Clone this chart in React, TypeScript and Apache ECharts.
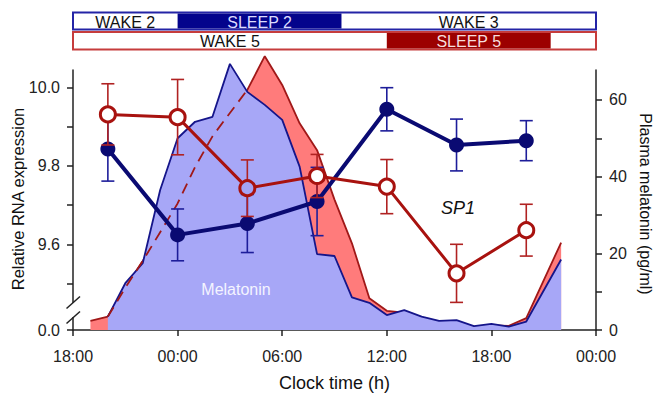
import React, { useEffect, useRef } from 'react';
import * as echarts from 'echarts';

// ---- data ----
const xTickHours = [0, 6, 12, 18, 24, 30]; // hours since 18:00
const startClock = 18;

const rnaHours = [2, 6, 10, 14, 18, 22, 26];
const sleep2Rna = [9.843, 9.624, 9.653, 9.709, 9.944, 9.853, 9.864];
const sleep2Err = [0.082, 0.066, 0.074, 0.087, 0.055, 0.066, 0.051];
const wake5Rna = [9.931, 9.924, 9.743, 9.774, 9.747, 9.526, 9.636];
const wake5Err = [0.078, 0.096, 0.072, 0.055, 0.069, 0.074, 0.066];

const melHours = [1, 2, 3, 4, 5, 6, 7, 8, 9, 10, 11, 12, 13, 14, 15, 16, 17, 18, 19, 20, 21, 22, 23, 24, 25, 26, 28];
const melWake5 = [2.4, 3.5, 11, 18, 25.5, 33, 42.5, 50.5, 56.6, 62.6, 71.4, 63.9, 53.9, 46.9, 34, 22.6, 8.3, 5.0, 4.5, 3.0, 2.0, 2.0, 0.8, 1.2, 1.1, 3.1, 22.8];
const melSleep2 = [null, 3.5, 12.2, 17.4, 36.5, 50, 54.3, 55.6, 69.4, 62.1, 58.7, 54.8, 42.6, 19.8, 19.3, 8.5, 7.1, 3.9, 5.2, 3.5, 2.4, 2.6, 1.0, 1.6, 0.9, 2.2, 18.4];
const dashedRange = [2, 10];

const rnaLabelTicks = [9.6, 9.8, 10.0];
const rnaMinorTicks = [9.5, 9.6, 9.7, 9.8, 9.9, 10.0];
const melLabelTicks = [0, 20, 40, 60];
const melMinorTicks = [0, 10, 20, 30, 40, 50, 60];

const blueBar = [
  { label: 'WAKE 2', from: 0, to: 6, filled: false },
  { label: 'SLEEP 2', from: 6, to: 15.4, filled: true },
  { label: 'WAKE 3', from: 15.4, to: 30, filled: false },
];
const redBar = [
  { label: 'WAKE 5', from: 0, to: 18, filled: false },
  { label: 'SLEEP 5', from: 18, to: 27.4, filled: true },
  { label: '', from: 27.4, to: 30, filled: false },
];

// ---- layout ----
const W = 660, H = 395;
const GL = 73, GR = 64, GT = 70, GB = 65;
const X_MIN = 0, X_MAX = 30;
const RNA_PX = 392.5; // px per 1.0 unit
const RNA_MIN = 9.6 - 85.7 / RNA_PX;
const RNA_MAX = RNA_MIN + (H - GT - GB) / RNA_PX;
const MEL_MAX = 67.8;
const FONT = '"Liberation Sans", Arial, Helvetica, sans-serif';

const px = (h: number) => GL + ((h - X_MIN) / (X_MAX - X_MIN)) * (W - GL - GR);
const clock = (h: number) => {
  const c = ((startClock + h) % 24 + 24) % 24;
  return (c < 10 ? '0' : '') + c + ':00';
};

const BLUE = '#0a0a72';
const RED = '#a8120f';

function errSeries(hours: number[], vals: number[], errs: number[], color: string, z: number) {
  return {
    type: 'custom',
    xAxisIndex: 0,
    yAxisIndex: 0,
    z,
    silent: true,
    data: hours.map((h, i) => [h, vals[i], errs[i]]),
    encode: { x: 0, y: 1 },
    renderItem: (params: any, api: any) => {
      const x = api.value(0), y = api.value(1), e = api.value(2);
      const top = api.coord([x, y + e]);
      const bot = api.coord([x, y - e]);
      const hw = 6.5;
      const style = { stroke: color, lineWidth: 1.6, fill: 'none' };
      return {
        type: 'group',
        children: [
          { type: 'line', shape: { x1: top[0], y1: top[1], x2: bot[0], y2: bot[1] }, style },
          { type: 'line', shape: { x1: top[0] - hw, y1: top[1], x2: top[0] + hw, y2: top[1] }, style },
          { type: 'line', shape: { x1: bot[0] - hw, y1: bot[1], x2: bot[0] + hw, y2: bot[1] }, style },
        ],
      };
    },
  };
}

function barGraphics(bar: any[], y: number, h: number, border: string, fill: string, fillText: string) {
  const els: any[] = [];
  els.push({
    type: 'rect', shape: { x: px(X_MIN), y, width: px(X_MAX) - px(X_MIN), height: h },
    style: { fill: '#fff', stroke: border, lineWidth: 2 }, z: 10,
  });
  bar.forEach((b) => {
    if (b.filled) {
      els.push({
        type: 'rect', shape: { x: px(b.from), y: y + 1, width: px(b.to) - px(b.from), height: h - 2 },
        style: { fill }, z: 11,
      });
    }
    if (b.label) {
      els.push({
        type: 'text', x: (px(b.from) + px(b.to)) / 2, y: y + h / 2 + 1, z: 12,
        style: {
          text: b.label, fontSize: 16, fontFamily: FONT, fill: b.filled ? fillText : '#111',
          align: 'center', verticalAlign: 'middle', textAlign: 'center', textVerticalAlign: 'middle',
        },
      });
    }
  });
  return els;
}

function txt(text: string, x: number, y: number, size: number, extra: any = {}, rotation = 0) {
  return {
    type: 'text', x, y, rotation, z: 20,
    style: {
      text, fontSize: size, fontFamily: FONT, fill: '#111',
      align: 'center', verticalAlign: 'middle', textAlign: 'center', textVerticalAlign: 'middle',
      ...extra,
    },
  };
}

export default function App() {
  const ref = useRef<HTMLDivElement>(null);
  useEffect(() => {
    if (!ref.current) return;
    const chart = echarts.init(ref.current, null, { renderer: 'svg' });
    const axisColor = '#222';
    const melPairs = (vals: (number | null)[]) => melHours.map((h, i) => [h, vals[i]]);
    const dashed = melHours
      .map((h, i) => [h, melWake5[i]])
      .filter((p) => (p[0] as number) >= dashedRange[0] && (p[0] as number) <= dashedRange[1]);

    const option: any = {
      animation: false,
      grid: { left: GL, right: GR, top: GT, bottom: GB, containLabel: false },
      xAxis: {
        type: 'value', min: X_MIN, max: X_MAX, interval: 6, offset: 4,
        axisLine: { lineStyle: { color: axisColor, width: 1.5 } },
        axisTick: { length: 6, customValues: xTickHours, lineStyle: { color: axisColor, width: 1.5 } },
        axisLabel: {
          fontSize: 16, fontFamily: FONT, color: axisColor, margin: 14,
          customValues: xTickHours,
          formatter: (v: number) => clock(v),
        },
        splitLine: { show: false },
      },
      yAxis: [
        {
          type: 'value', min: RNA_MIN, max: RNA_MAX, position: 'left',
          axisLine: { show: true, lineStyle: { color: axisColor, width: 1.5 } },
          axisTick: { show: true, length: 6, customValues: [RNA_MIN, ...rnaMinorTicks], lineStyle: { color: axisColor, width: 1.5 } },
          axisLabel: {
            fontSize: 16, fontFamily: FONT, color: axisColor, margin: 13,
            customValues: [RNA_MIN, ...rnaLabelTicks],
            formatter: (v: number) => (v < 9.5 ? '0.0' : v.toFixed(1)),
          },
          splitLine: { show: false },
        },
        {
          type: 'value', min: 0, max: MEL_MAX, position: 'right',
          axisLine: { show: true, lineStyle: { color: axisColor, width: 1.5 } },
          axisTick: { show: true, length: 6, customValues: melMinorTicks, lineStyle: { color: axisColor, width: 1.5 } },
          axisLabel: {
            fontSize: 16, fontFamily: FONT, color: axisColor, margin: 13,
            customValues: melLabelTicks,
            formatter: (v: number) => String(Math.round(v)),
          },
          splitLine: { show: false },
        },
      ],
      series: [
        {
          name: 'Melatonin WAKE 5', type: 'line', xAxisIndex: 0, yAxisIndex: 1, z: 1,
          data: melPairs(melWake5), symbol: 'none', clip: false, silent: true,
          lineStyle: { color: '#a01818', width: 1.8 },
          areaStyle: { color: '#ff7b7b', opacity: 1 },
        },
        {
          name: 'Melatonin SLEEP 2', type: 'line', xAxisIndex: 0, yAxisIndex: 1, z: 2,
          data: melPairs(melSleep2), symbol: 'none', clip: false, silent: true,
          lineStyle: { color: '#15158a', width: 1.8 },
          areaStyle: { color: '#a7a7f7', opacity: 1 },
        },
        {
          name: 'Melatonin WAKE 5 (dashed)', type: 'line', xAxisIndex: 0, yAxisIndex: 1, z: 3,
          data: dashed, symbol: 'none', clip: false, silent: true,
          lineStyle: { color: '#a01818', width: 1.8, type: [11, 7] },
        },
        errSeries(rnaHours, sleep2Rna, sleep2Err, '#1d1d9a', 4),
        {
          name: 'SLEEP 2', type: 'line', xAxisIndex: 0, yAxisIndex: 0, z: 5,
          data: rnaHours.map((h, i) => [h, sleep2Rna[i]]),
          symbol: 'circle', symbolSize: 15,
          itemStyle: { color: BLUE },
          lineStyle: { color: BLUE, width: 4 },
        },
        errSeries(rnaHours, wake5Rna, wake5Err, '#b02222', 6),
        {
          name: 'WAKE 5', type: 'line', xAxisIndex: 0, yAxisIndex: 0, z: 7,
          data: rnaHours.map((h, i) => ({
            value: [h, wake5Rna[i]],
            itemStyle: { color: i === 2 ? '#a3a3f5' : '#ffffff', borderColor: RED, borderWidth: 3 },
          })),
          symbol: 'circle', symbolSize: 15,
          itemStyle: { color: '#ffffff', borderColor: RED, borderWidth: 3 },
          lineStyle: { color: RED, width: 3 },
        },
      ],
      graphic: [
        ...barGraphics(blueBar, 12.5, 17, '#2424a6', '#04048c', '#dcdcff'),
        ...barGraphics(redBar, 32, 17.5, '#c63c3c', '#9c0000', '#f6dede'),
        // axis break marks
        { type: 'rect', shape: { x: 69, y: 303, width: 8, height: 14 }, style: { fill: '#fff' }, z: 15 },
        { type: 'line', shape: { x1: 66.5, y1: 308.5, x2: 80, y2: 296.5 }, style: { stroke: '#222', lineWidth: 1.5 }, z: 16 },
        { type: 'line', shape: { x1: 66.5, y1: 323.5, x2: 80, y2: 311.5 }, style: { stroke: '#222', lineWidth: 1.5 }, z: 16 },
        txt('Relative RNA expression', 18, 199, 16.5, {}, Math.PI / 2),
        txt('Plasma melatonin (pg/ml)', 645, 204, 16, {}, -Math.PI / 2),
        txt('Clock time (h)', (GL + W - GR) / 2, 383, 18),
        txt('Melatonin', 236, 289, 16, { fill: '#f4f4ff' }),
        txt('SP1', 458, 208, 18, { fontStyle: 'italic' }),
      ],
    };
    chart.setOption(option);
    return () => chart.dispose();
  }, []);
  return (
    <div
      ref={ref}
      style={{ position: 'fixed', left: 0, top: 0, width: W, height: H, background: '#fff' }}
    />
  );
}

────────────────────

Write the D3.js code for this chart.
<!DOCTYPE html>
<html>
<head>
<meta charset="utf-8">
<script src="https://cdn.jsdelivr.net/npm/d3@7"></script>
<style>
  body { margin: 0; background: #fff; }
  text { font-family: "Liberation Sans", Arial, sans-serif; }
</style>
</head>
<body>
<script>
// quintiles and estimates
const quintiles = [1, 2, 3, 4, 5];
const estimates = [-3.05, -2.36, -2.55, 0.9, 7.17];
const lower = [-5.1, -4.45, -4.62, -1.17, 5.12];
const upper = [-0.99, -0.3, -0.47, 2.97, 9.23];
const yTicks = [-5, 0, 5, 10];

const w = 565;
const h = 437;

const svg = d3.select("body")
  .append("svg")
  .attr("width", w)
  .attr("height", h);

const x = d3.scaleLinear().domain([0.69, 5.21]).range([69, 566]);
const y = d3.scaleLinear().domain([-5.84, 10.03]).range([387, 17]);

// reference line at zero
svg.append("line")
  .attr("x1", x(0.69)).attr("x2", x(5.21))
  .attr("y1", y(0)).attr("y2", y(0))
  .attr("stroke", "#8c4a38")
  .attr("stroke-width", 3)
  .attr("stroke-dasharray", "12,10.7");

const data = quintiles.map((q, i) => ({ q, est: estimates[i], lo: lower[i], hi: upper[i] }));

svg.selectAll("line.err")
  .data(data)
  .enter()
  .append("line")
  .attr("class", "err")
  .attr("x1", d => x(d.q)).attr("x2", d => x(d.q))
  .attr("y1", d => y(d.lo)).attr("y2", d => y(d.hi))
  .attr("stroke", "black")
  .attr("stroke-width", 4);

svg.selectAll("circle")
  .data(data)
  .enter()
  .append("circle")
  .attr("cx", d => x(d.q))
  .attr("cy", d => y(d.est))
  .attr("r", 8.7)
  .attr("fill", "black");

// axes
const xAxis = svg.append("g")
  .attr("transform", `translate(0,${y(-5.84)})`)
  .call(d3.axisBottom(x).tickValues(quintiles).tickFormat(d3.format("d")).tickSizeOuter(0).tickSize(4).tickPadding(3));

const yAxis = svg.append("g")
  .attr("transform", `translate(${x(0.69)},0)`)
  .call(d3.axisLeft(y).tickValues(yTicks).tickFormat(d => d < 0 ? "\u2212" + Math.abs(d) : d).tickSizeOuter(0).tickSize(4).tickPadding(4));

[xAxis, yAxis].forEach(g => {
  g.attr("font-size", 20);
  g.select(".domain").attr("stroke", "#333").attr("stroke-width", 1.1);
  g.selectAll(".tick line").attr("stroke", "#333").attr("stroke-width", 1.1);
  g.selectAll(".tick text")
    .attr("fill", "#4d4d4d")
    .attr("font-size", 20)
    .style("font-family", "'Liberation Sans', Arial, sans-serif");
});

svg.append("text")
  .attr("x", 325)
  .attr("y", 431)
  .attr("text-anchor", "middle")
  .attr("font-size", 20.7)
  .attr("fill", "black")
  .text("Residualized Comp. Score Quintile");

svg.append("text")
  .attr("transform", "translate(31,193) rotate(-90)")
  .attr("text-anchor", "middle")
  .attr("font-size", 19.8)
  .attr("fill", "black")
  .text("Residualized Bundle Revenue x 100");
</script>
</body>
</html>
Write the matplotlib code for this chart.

────────────────────

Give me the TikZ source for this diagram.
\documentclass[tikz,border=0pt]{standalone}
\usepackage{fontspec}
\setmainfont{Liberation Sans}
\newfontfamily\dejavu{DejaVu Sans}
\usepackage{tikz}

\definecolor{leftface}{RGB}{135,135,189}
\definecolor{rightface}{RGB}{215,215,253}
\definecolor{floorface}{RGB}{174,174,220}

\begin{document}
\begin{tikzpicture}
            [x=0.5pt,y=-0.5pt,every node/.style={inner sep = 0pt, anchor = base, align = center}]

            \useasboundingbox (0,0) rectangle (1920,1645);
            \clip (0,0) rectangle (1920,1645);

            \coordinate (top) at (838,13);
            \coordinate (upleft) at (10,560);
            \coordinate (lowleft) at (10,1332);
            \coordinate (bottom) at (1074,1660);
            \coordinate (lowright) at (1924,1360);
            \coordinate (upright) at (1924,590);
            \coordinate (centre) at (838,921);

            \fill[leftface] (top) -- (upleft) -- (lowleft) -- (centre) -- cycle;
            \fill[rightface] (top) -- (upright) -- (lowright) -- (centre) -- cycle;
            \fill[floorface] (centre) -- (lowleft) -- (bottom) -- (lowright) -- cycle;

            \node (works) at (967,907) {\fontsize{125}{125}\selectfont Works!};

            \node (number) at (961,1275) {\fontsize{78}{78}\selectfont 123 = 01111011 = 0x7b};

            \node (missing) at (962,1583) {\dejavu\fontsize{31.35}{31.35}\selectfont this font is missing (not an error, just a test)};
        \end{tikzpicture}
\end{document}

────────────────────

Set down the lines running from the one with "Clone this chart" through the one with "const melMinorTicks = [0, 10, 20, 30, 40, 50, 60];", both ends kept, exactly and with no pictures.

Clone this chart in React, TypeScript and Apache ECharts.
import React, { useEffect, useRef } from 'react';
import * as echarts from 'echarts';

// ---- data ----
const xTickHours = [0, 6, 12, 18, 24, 30]; // hours since 18:00
const startClock = 18;

const rnaHours = [2, 6, 10, 14, 18, 22, 26];
const sleep2Rna = [9.843, 9.624, 9.653, 9.709, 9.944, 9.853, 9.864];
const sleep2Err = [0.082, 0.066, 0.074, 0.087, 0.055, 0.066, 0.051];
const wake5Rna = [9.931, 9.924, 9.743, 9.774, 9.747, 9.526, 9.636];
const wake5Err = [0.078, 0.096, 0.072, 0.055, 0.069, 0.074, 0.066];

const melHours = [1, 2, 3, 4, 5, 6, 7, 8, 9, 10, 11, 12, 13, 14, 15, 16, 17, 18, 19, 20, 21, 22, 23, 24, 25, 26, 28];
const melWake5 = [2.4, 3.5, 11, 18, 25.5, 33, 42.5, 50.5, 56.6, 62.6, 71.4, 63.9, 53.9, 46.9, 34, 22.6, 8.3, 5.0, 4.5, 3.0, 2.0, 2.0, 0.8, 1.2, 1.1, 3.1, 22.8];
const melSleep2 = [null, 3.5, 12.2, 17.4, 36.5, 50, 54.3, 55.6, 69.4, 62.1, 58.7, 54.8, 42.6, 19.8, 19.3, 8.5, 7.1, 3.9, 5.2, 3.5, 2.4, 2.6, 1.0, 1.6, 0.9, 2.2, 18.4];
const dashedRange = [2, 10];

const rnaLabelTicks = [9.6, 9.8, 10.0];
const rnaMinorTicks = [9.5, 9.6, 9.7, 9.8, 9.9, 10.0];
const melLabelTicks = [0, 20, 40, 60];
const melMinorTicks = [0, 10, 20, 30, 40, 50, 60];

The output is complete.